TASK INSTRUCTIONS> Extract each line containing the string "that".

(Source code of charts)
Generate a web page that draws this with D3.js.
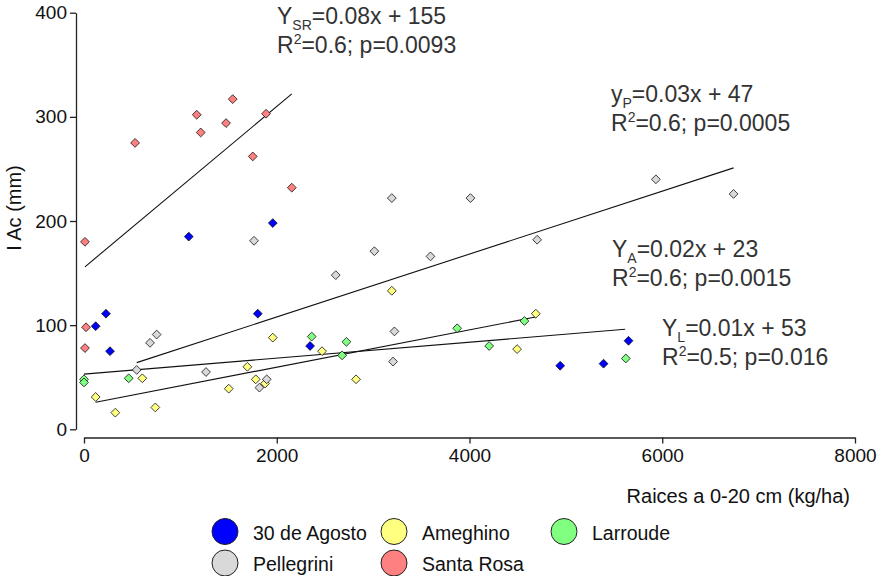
<!DOCTYPE html>
<html>
<head>
<meta charset="utf-8">
<script src="https://cdn.jsdelivr.net/npm/d3@7"></script>
<style>
  html, body { margin: 0; padding: 0; background: #fff; }
  svg { display: block; font-family: "Liberation Sans", Arial, sans-serif; }
</style>
</head>
<body>
<svg id="chart" width="878" height="576"></svg>
<script>
// ---- Data ----
const seriesNames = ["30 de Agosto", "Ameghino", "Larroude", "Pellegrini", "Santa Rosa"];
const seriesColors = ["#0000FF", "#FFFF80", "#80FF80", "#D9D9D9", "#FF8080"];

const agostoX = [121, 228, 270, 1087, 1959, 1803, 2346, 4941, 5391, 5650];
const agostoY = [99, 111, 75, 185, 198, 111, 80, 61, 63, 85];

const ameghinoX = [121, 325, 605, 740, 1502, 1695, 1782, 1879, 1959, 2470, 2823, 3194, 4494, 4688];
const ameghinoY = [31, 16, 49, 21, 39, 60, 48, 44, 88, 75, 48, 133, 77, 111];

const larroudeX = [0, 0, 464, 2363, 2723, 2678, 3872, 4204, 4570, 5622];
const larroudeY = [48, 45, 49, 89, 84, 71, 97, 80, 104, 68];

const pellegriniX = [547, 685, 754, 1266, 1764, 1820, 1896, 2612, 3013, 3194, 3221, 3207, 3595, 4010, 4702, 5934, 6740];
const pellegriniY = [57, 83, 91, 55, 181, 40, 48, 148, 171, 222, 94, 65, 166, 222, 182, 240, 226];

const santaRosaX = [10, 21, 10, 530, 1170, 1211, 1543, 1474, 1889, 1751, 2156];
const santaRosaY = [180, 98, 78, 275, 302, 285, 317, 294, 303, 262, 232];

// regression lines: start/end
const fitNames = ["Santa Rosa", "Pellegrini", "Ameghino", "Larroude"];
const fitX0 = [10, 547, 121, 0];
const fitY0 = [156, 64, 26, 53];
const fitX1 = [2156, 6740, 4698, 5615];
const fitY1 = [322, 251, 108, 96];

// equation labels
const eqSub = ["SR", "P", "A", "L"];
const eqLead = ["Y", "y", "Y", "Y"];
const eqLine1 = ["=0.08x + 155", "=0.03x + 47", "=0.02x + 23", "=0.01x + 53"];
const eqLine2 = ["=0.6; p=0.0093", "=0.6; p=0.0005", "=0.6; p=0.0015", "=0.5; p=0.016"];

const xTicks = [0, 2000, 4000, 6000, 8000];
const yTicks = [0, 100, 200, 300, 400];
const xTitle = "Raices a 0-20 cm (kg/ha)";
const yTitle = "I Ac (mm)";

// ---- Build ----
const seriesX = [agostoX, ameghinoX, larroudeX, pellegriniX, santaRosaX];
const seriesY = [agostoY, ameghinoY, larroudeY, pellegriniY, santaRosaY];

const svg = d3.select("#chart");
const x = d3.scaleLinear().domain([0, 8000]).range([84, 855]);
const y = d3.scaleLinear().domain([0, 400]).range([429.3, 12.7]);

// axes
const yAxis = svg.append("g").attr("transform", "translate(76,0)")
  .call(d3.axisLeft(y).tickValues(yTicks).tickFormat(d3.format("d"))
    .tickSize(6).tickSizeOuter(0).tickPadding(3));
const xAxis = svg.append("g").attr("transform", "translate(0,437.5)")
  .call(d3.axisBottom(x).tickValues(xTicks).tickFormat(d3.format("d"))
    .tickSize(6).tickSizeOuter(0).tickPadding(5));
[xAxis, yAxis].forEach(a => {
  a.selectAll("path.domain").attr("stroke", "#222").attr("stroke-width", 1.3);
  a.selectAll(".tick line").attr("stroke", "#222").attr("stroke-width", 1.3);
  a.selectAll(".tick text").attr("font-size", 19).attr("fill", "#111")
    .attr("font-family", "'Liberation Sans', Arial, sans-serif");
});

// axis titles
svg.append("text").attr("x", 850).attr("y", 503).attr("text-anchor", "end")
  .attr("font-size", 20).attr("fill", "#111").text(xTitle);
svg.append("text").attr("transform", "translate(21,208) rotate(-90)")
  .attr("text-anchor", "middle").attr("font-size", 20).attr("fill", "#111").text(yTitle);

// regression lines
const fits = fitNames.map((n, i) => ({ x0: fitX0[i], y0: fitY0[i], x1: fitX1[i], y1: fitY1[i] }));
svg.append("g").selectAll("line").data(fits).join("line")
  .attr("x1", d => x(d.x0)).attr("y1", d => y(d.y0))
  .attr("x2", d => x(d.x1)).attr("y2", d => y(d.y1))
  .attr("stroke", "#111").attr("stroke-width", 1.1);

// points (diamonds)
const pts = [];
seriesNames.forEach((n, i) => {
  seriesX[i].forEach((vx, j) => pts.push({ s: i, x: vx, y: seriesY[i][j] }));
});
const diamond = "M0,-4.4L4.4,0L0,4.4L-4.4,0Z";
svg.append("g").selectAll("path").data(pts).join("path")
  .attr("d", diamond)
  .attr("transform", d => `translate(${x(d.x)},${y(d.y)})`)
  .attr("fill", d => seriesColors[d.s])
  .attr("stroke", "#111").attr("stroke-width", 0.8);

// equations
const eqPos = [[277, 24], [611, 102], [612, 257], [662, 336]];
const eqG = svg.append("g").attr("fill", "#333").attr("font-size", 23);
eqSub.forEach((sub, i) => {
  const [ex, ey] = eqPos[i];
  const t1 = eqG.append("text").attr("x", ex).attr("y", ey);
  t1.append("tspan").text(eqLead[i]);
  t1.append("tspan").attr("font-size", 14).attr("dy", 6).text(sub);
  t1.append("tspan").attr("dy", -6).text(eqLine1[i]);
  const t2 = eqG.append("text").attr("x", ex).attr("y", ey + 29);
  t2.append("tspan").text("R");
  t2.append("tspan").attr("font-size", 14).attr("dy", -9).text("2");
  t2.append("tspan").attr("dy", 9).text(eqLine2[i]);
});

// legend
const legPos = [[225, 531.5], [394, 531.5], [564, 531.5], [225, 563], [394, 563]];
const leg = svg.append("g");
seriesNames.forEach((n, i) => {
  const [lx, ly] = legPos[i];
  leg.append("circle").attr("cx", lx).attr("cy", ly).attr("r", 13)
    .attr("fill", seriesColors[i]).attr("stroke", "#222").attr("stroke-width", 1);
  leg.append("text").attr("x", lx + 28).attr("y", ly + 8)
    .attr("font-size", 19.5).attr("fill", "#111").text(n);
});
</script>
</body>
</html>
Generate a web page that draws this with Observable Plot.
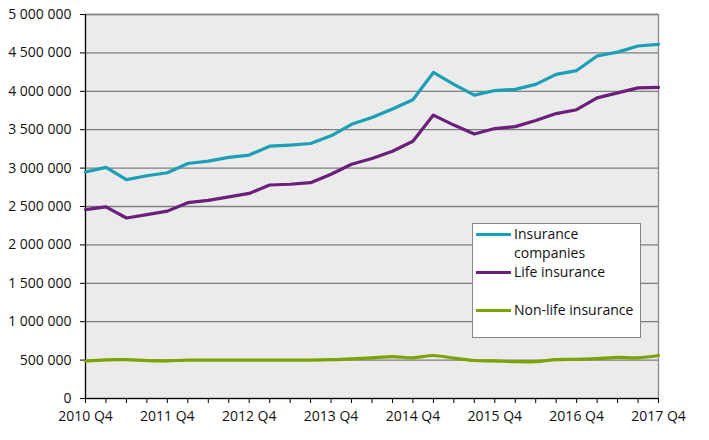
<!DOCTYPE html>
<html>
<head>
<meta charset="utf-8">
<script src="https://cdn.jsdelivr.net/npm/d3@7"></script>
<script src="https://cdn.jsdelivr.net/npm/@observablehq/plot@0.6"></script>
<style>
  html, body { margin: 0; padding: 0; background: #fff; }
  #chart { position: relative; width: 709px; height: 440px; font-family: "Open Sans", sans-serif; }
  #legend {
    position: absolute; left: 472px; top: 223px; width: 169px; height: 115px;
    background: #fff; border: 1px solid #868686; box-sizing: border-box;
    font-size: 14px; color: #111;
  }
  #legend .item { position: absolute; left: 3px; display: flex; align-items: flex-start; }
  #legend .swatch { width: 35px; height: 3px; margin-top: 9px; margin-right: 3px; flex: none; }
  #legend .label { line-height: 19px; }
</style>
</head>
<body>
<div id="chart"></div>
<script>
// Quarterly balance, 2010 Q4 – 2017 Q4
const quarters = [
  "2010 Q4",
  "2011 Q1", "2011 Q2", "2011 Q3", "2011 Q4",
  "2012 Q1", "2012 Q2", "2012 Q3", "2012 Q4",
  "2013 Q1", "2013 Q2", "2013 Q3", "2013 Q4",
  "2014 Q1", "2014 Q2", "2014 Q3", "2014 Q4",
  "2015 Q1", "2015 Q2", "2015 Q3", "2015 Q4",
  "2016 Q1", "2016 Q2", "2016 Q3", "2016 Q4",
  "2017 Q1", "2017 Q2", "2017 Q3", "2017 Q4"
];

const insuranceCompanies = [
  2950000, 3010000, 2850000, 2900000, 2940000, 3060000, 3090000, 3140000,
  3170000, 3285000, 3300000, 3320000, 3420000, 3570000, 3660000, 3770000,
  3890000, 4245000, 4090000, 3950000, 4010000, 4025000, 4090000, 4220000,
  4270000, 4460000, 4510000, 4590000, 4610000
];

const lifeInsurance = [
  2460000, 2495000, 2350000, 2395000, 2440000, 2550000, 2580000, 2625000,
  2670000, 2780000, 2790000, 2810000, 2920000, 3050000, 3125000, 3220000,
  3350000, 3690000, 3560000, 3445000, 3515000, 3540000, 3620000, 3710000,
  3760000, 3915000, 3980000, 4045000, 4050000
];

const nonLifeInsurance = [
  487000, 503000, 505000, 493000, 490000, 500000, 500000, 500000,
  500000, 500000, 500000, 500000, 505000, 517000, 530000, 545000,
  530000, 560000, 525000, 495000, 490000, 480000, 480000, 505000,
  510000, 520000, 535000, 530000, 560000
];

const seriesNames = ["Insurance companies", "Life insurance", "Non-life insurance"];
const seriesColors = ["#1a9fb6", "#6b1e7b", "#7ba200"];
const yTicks = d3.range(0, 5000001, 500000);

const rows = (values, name) => values.map((v, i) => ({quarter: quarters[i], value: v, series: name}));
const companies = rows(insuranceCompanies, seriesNames[0]);
const life = rows(lifeInsurance, seriesNames[1]);
const nonLife = rows(nonLifeInsurance, seriesNames[2]);

const locale = d3.formatLocale({decimal: ",", thousands: " ", grouping: [3], currency: ["", ""]});
const fmt = locale.format(",");

const plot = Plot.plot({
  width: 709,
  height: 440,
  marginLeft: 85,
  marginRight: 51,
  marginTop: 14,
  marginBottom: 42,
  style: {fontFamily: "Open Sans, sans-serif", fontSize: "14px", color: "#111", background: "#fff"},
  x: {type: "point", domain: quarters, padding: 0, round: false},
  y: {domain: [0, 5000000]},
  marks: [
    Plot.frame({fill: "url(#dots)", stroke: "#868686", strokeWidth: 1.3}),
    Plot.gridY(yTicks, {stroke: "#7f7f7f", strokeOpacity: 1, strokeWidth: 1.3}),
    Plot.ruleY([0], {stroke: "#000", strokeWidth: 1.2}),
    Plot.ruleX([quarters[0]], {stroke: "#000", strokeWidth: 1.2}),
    Plot.axisY(yTicks, {tickSize: 5, tickPadding: 9, tickFormat: fmt, stroke: "#000", label: null, fontSize: 14}),
    Plot.axisX(quarters, {
      tickSize: 5, tickPadding: 8, stroke: "#000", label: null, fontSize: 14,
      tickFormat: d => d.endsWith("Q4") ? d : ""
    }),
    Plot.line(nonLife, {x: "quarter", y: "value", stroke: seriesColors[2], strokeWidth: 3.2, curve: "catmull-rom"}),
    Plot.line(life, {x: "quarter", y: "value", stroke: seriesColors[1], strokeWidth: 3.2}),
    Plot.line(companies, {x: "quarter", y: "value", stroke: seriesColors[0], strokeWidth: 3.2})
  ]
});

// fine dotted texture for the plotting area
const defs = d3.select(plot).insert("defs", ":first-child");
const pat = defs.append("pattern").attr("id", "dots").attr("patternUnits", "userSpaceOnUse")
  .attr("width", 4).attr("height", 4);
pat.append("rect").attr("width", 4).attr("height", 4).attr("fill", "#ededed");
pat.append("rect").attr("x", 0).attr("y", 0).attr("width", 1).attr("height", 1).attr("fill", "#d9d9d9");
pat.append("rect").attr("x", 2).attr("y", 2).attr("width", 1).attr("height", 1).attr("fill", "#e0e0e0");

const chart = document.getElementById("chart");
chart.appendChild(plot);

// legend box inside the plot area
const legend = document.createElement("div");
legend.id = "legend";
const legendItems = [
  {name: "Insurance<br>companies", color: seriesColors[0], top: 0},
  {name: seriesNames[1], color: seriesColors[1], top: 38},
  {name: seriesNames[2], color: seriesColors[2], top: 76}
];
for (const it of legendItems) {
  const item = document.createElement("div");
  item.className = "item";
  item.style.top = it.top + "px";
  item.innerHTML = `<div class="swatch" style="background:${it.color}"></div><div class="label">${it.name}</div>`;
  legend.appendChild(item);
}
chart.appendChild(legend);
</script>
</body>
</html>
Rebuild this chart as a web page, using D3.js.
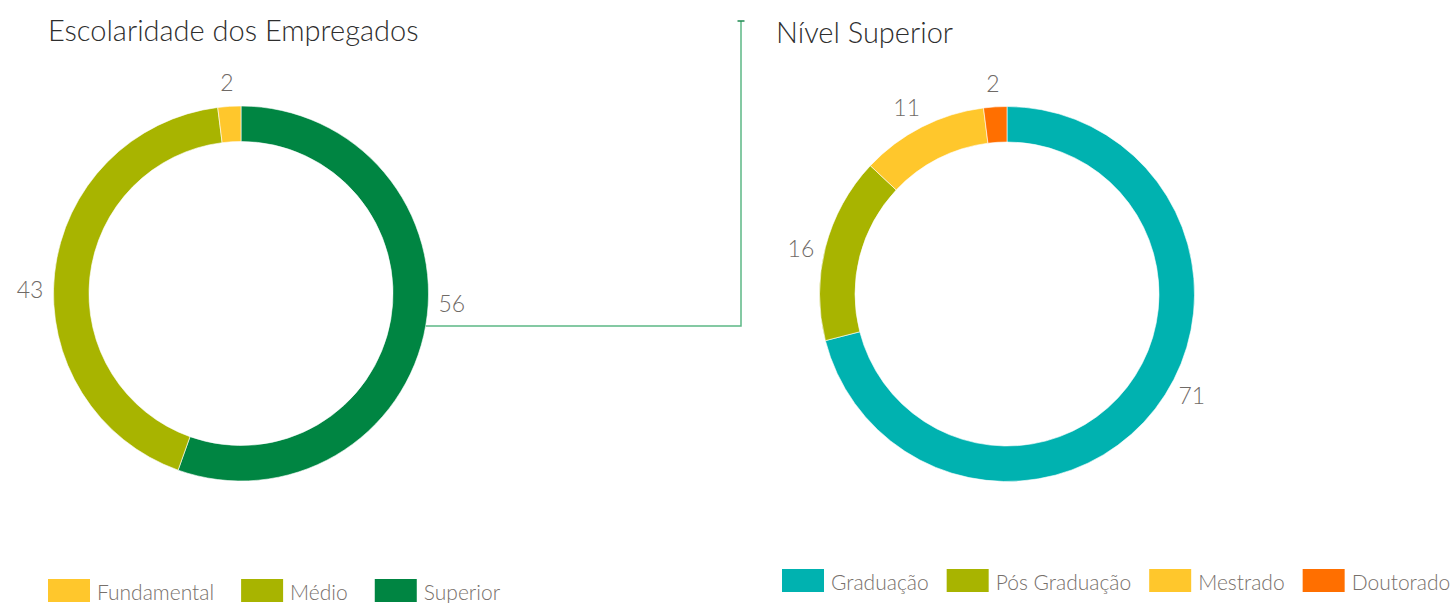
<!DOCTYPE html>
<html>
<head>
<meta charset="utf-8">
<script src="https://cdn.jsdelivr.net/npm/d3@7"></script>
<style>
  body { margin: 0; background: #fff; }
  svg { display: block; font-family: Lato, sans-serif; }
</style>
</head>
<body>
<div id="chart"></div>
<script>
// Escolaridade dos Empregados
const leftCategories = ["Superior", "Médio", "Fundamental"];
const leftValues = [56, 43, 2];
const leftLegendOrder = ["Fundamental", "Médio", "Superior"];

// Nível Superior
const rightCategories = ["Graduação", "Pós Graduação", "Mestrado", "Doutorado"];
const rightValues = [71, 16, 11, 2];

const colors = {
  "Superior": "#008542",
  "Médio": "#a8b400",
  "Fundamental": "#ffc72c",
  "Graduação": "#00b2b0",
  "Pós Graduação": "#a8b400",
  "Mestrado": "#ffc72c",
  "Doutorado": "#ff6f00"
};

const width = 1455, height = 603;
const outerR = 187.5, innerR = 152, labelR = 211;

const svg = d3.select("#chart").append("svg")
  .attr("width", width)
  .attr("height", height);

function drawDonut(cx, cy, cats, vals) {
  const g = svg.append("g").attr("transform", `translate(${cx},${cy})`);
  const data = cats.map((c, i) => ({ name: c, value: vals[i] }));
  const pie = d3.pie().sort(null).value(d => d.value);
  const arc = d3.arc().innerRadius(innerR).outerRadius(outerR);
  const arcs = pie(data);

  g.selectAll("path")
    .data(arcs)
    .enter()
    .append("path")
    .attr("d", arc)
    .attr("fill", d => colors[d.data.name])
    .attr("stroke", "#fff")
    .attr("stroke-width", 0.6);

  // labels sit a bit before the middle of their slice
  const labelPos = d => {
    const a = (d.startAngle + d.endAngle) / 2 - 0.035 * (d.endAngle - d.startAngle);
    return [labelR * Math.sin(a), -labelR * Math.cos(a)];
  };

  g.selectAll(".lbl")
    .data(arcs)
    .enter()
    .append("text")
    .attr("class", "lbl")
    .attr("transform", d => `translate(${labelPos(d)})`)
    .attr("text-anchor", "middle")
    .attr("dy", "0.35em")
    .attr("fill", "#6f6a66")
    .attr("font-size", 23)
    .attr("font-weight", 300)
    .text(d => d.data.value);
  return g;
}

function drawLegend(x0, y0, names, gap) {
  let x = x0;
  names.forEach(n => {
    svg.append("rect")
      .attr("x", x).attr("y", y0)
      .attr("width", 42).attr("height", 23)
      .attr("fill", colors[n]);
    const t = svg.append("text")
      .attr("x", x + 49).attr("y", y0 + 21)
      .attr("fill", "#77706b")
      .attr("font-size", 21)
      .attr("font-weight", 300)
      .text(n);
    x += 49 + t.node().getComputedTextLength() + gap;
  });
}

// titles
svg.append("text")
  .attr("x", 48).attr("y", 41)
  .attr("fill", "#2e2e2e")
  .attr("font-size", 29)
  .attr("font-weight", 300)
  .text("Escolaridade dos Empregados");

svg.append("text")
  .attr("x", 776).attr("y", 43)
  .attr("fill", "#2e2e2e")
  .attr("font-size", 29)
  .attr("font-weight", 300)
  .text("Nível Superior");

const leftC = [241, 293.5], rightC = [1007, 294];
drawDonut(leftC[0], leftC[1], leftCategories, leftValues);
drawDonut(rightC[0], rightC[1], rightCategories, rightValues);

// connector from "Superior" slice to the second chart
const lineY = leftC[1] + 32.5;
const lineX0 = leftC[0] + Math.sqrt(outerR * outerR - 32.5 * 32.5);
const lineX1 = 741, lineTop = 21;
svg.append("path")
  .attr("d", `M${lineX0},${lineY}H${lineX1}V${lineTop}`)
  .attr("fill", "none")
  .attr("stroke", "#5cb885")
  .attr("stroke-width", 1.5);
svg.append("path")
  .attr("d", `M${lineX1 - 3.5},${lineTop}H${lineX1 + 3.5}`)
  .attr("stroke", "#1e8a50")
  .attr("stroke-width", 1.5);

drawLegend(48, 579, leftLegendOrder, 27);
drawLegend(782, 569, rightCategories, 18);
</script>
</body>
</html>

SOLUTION TO THE EXERCISE>
Generate a web page that draws this with D3.js.
Generate a web page that draws this with Observable Plot.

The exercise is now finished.